■ THE TASK
Write out the data below exactly as given, without any of its pictures.

■ GIVEN ENTRIES
# # #
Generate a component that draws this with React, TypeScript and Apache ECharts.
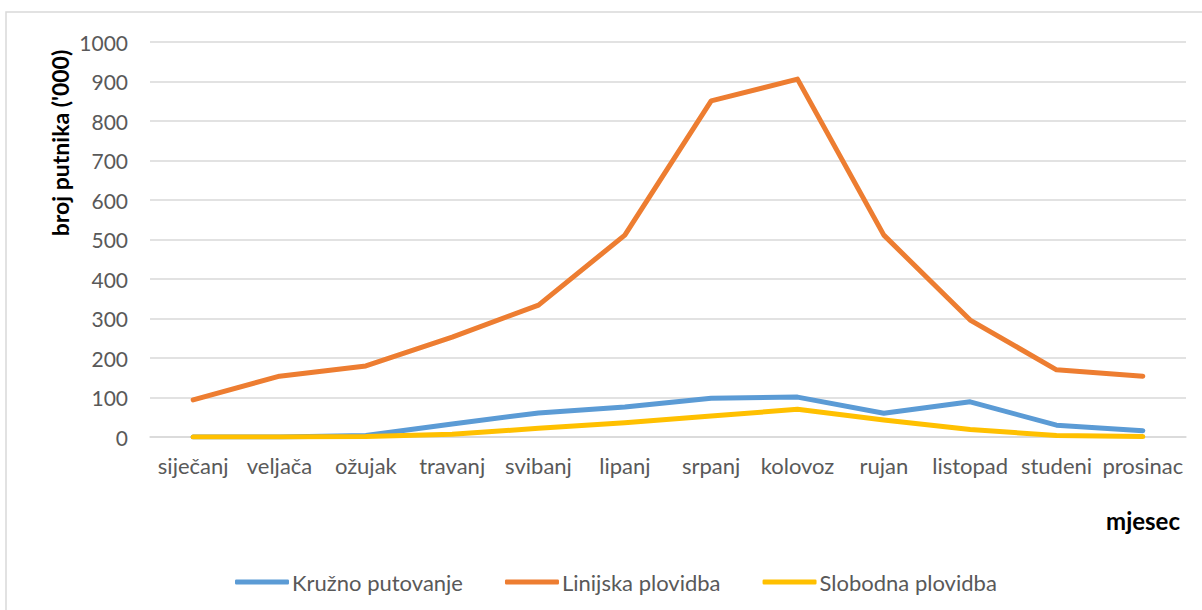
import React, { useEffect, useRef } from "react";
import * as echarts from "echarts";

const months = ["siječanj", "veljača", "ožujak", "travanj", "svibanj", "lipanj", "srpanj", "kolovoz", "rujan", "listopad", "studeni", "prosinac"];
const kruzno = [0, 0, 4, 33, 61, 76, 98, 101, 60, 89, 30, 16];
const linijska = [94, 154, 180, 253, 334, 511, 851, 906, 511, 296, 170, 154];
const slobodna = [0, 0, 1, 7, 22, 36, 53, 70, 43, 19, 4, 1];
const seriesNames = ["Kružno putovanje", "Linijska plovidba", "Slobodna plovidba"];

const FONT = "Lato, 'Open Sans', sans-serif";

export default function App() {
  const ref = useRef<HTMLDivElement>(null);
  useEffect(() => {
    document.body.style.margin = "0";
    const chart = echarts.init(ref.current!, null, { renderer: "svg" });
    const mk = (name: string, data: number[], color: string) => ({
      name,
      type: "line",
      data,
      symbol: "none",
      smooth: false,
      itemStyle: { color },
      lineStyle: { color, width: 5, cap: "round", join: "round" },
    });
    chart.setOption({
      animation: false,
      textStyle: { fontFamily: FONT },
      grid: { left: 150, right: 16, top: 42, bottom: 173, containLabel: false },
      xAxis: {
        type: "category",
        data: months,
        boundaryGap: true,
        axisLine: { show: true, lineStyle: { color: "#D9D9D9", width: 1.5 } },
        axisTick: { show: false },
        axisLabel: { color: "#595959", fontSize: 22, margin: 17, fontFamily: FONT, interval: 0 },
      },
      yAxis: {
        type: "value",
        min: 0,
        max: 1000,
        interval: 100,
        axisLine: { show: false },
        axisTick: { show: false },
        axisLabel: { color: "#595959", fontSize: 21, margin: 22, fontFamily: FONT, formatter: (v: number) => String(v) },
        splitLine: { lineStyle: { color: "#D9D9D9", width: 1.5 } },
      },
      legend: {
        data: seriesNames,
        left: 230,
        top: 566,
        icon: "roundRect",
        itemWidth: 54,
        itemHeight: 5,
        itemGap: 42,
        textStyle: { color: "#595959", fontSize: 22, fontFamily: FONT, padding: [0, 0, 0, -2] },
      },
      graphic: [
        {
          type: "rect",
          shape: { x: 6, y: 12, width: 1210, height: 620 },
          style: { fill: "none", stroke: "#D9D9D9", lineWidth: 1.5 },
          silent: true,
        },
        {
          type: "text",
          x: 60,
          y: 143,
          rotation: Math.PI / 2,
          style: {
            text: "broj putnika ('000)",
            fill: "#000",
            font: `bold 23px ${FONT}`,
            textAlign: "center",
            textVerticalAlign: "middle",
          },
        },
        {
          type: "text",
          x: 1180,
          y: 520,
          style: {
            text: "mjesec",
            fill: "#000",
            font: `bold 24px ${FONT}`,
            textAlign: "right",
            textVerticalAlign: "middle",
          },
        },
      ],
      series: [
        mk(seriesNames[0], kruzno, "#5B9BD5"),
        mk(seriesNames[1], linijska, "#ED7D31"),
        mk(seriesNames[2], slobodna, "#FFC000"),
      ],
    });
    return () => chart.dispose();
  }, []);
  return <div ref={ref} style={{ width: 1202, height: 610 }} />;
}
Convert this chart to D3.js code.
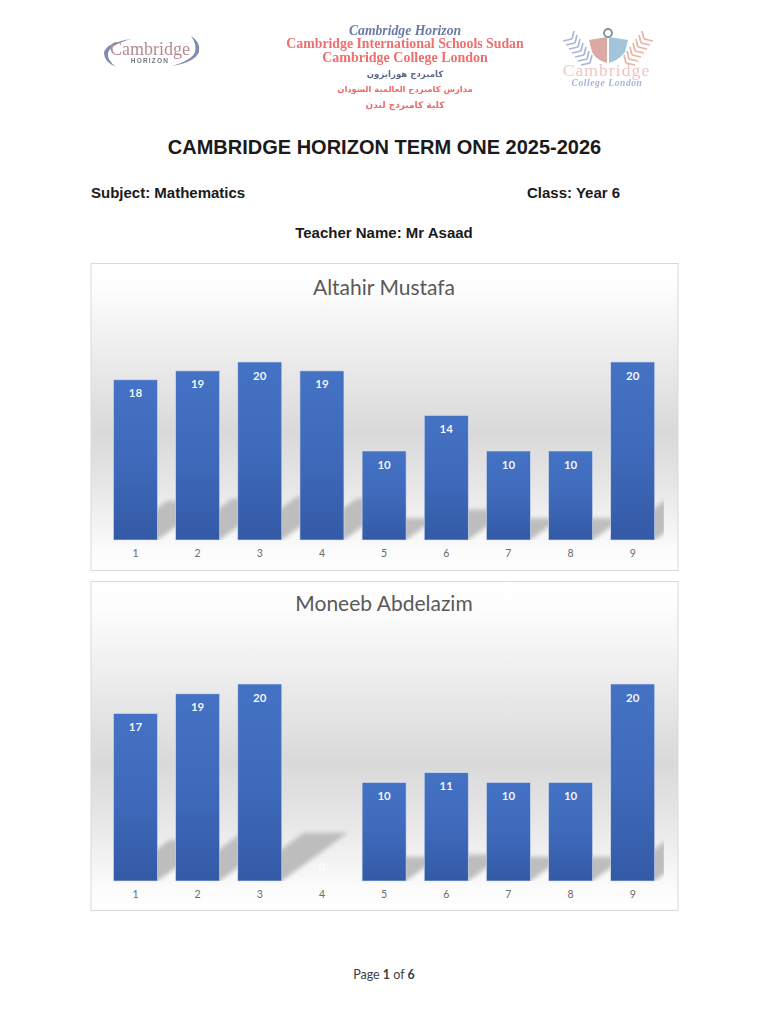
# # #
■ WRITTEN RESPONSE
Generate a component that draws this with React, TypeScript and Apache ECharts.
import React, { useEffect, useRef } from "react";
import * as echarts from "echarts";

const months = ["siječanj", "veljača", "ožujak", "travanj", "svibanj", "lipanj", "srpanj", "kolovoz", "rujan", "listopad", "studeni", "prosinac"];
const kruzno = [0, 0, 4, 33, 61, 76, 98, 101, 60, 89, 30, 16];
const linijska = [94, 154, 180, 253, 334, 511, 851, 906, 511, 296, 170, 154];
const slobodna = [0, 0, 1, 7, 22, 36, 53, 70, 43, 19, 4, 1];
const seriesNames = ["Kružno putovanje", "Linijska plovidba", "Slobodna plovidba"];

const FONT = "Lato, 'Open Sans', sans-serif";

export default function App() {
  const ref = useRef<HTMLDivElement>(null);
  useEffect(() => {
    document.body.style.margin = "0";
    const chart = echarts.init(ref.current!, null, { renderer: "svg" });
    const mk = (name: string, data: number[], color: string) => ({
      name,
      type: "line",
      data,
      symbol: "none",
      smooth: false,
      itemStyle: { color },
      lineStyle: { color, width: 5, cap: "round", join: "round" },
    });
    chart.setOption({
      animation: false,
      textStyle: { fontFamily: FONT },
      grid: { left: 150, right: 16, top: 42, bottom: 173, containLabel: false },
      xAxis: {
        type: "category",
        data: months,
        boundaryGap: true,
        axisLine: { show: true, lineStyle: { color: "#D9D9D9", width: 1.5 } },
        axisTick: { show: false },
        axisLabel: { color: "#595959", fontSize: 22, margin: 17, fontFamily: FONT, interval: 0 },
      },
      yAxis: {
        type: "value",
        min: 0,
        max: 1000,
        interval: 100,
        axisLine: { show: false },
        axisTick: { show: false },
        axisLabel: { color: "#595959", fontSize: 21, margin: 22, fontFamily: FONT, formatter: (v: number) => String(v) },
        splitLine: { lineStyle: { color: "#D9D9D9", width: 1.5 } },
      },
      legend: {
        data: seriesNames,
        left: 230,
        top: 566,
        icon: "roundRect",
        itemWidth: 54,
        itemHeight: 5,
        itemGap: 42,
        textStyle: { color: "#595959", fontSize: 22, fontFamily: FONT, padding: [0, 0, 0, -2] },
      },
      graphic: [
        {
          type: "rect",
          shape: { x: 6, y: 12, width: 1210, height: 620 },
          style: { fill: "none", stroke: "#D9D9D9", lineWidth: 1.5 },
          silent: true,
        },
        {
          type: "text",
          x: 60,
          y: 143,
          rotation: Math.PI / 2,
          style: {
            text: "broj putnika ('000)",
            fill: "#000",
            font: `bold 23px ${FONT}`,
            textAlign: "center",
            textVerticalAlign: "middle",
          },
        },
        {
          type: "text",
          x: 1180,
          y: 520,
          style: {
            text: "mjesec",
            fill: "#000",
            font: `bold 24px ${FONT}`,
            textAlign: "right",
            textVerticalAlign: "middle",
          },
        },
      ],
      series: [
        mk(seriesNames[0], kruzno, "#5B9BD5"),
        mk(seriesNames[1], linijska, "#ED7D31"),
        mk(seriesNames[2], slobodna, "#FFC000"),
      ],
    });
    return () => chart.dispose();
  }, []);
  return <div ref={ref} style={{ width: 1202, height: 610 }} />;
}
Convert this chart to D3.js code.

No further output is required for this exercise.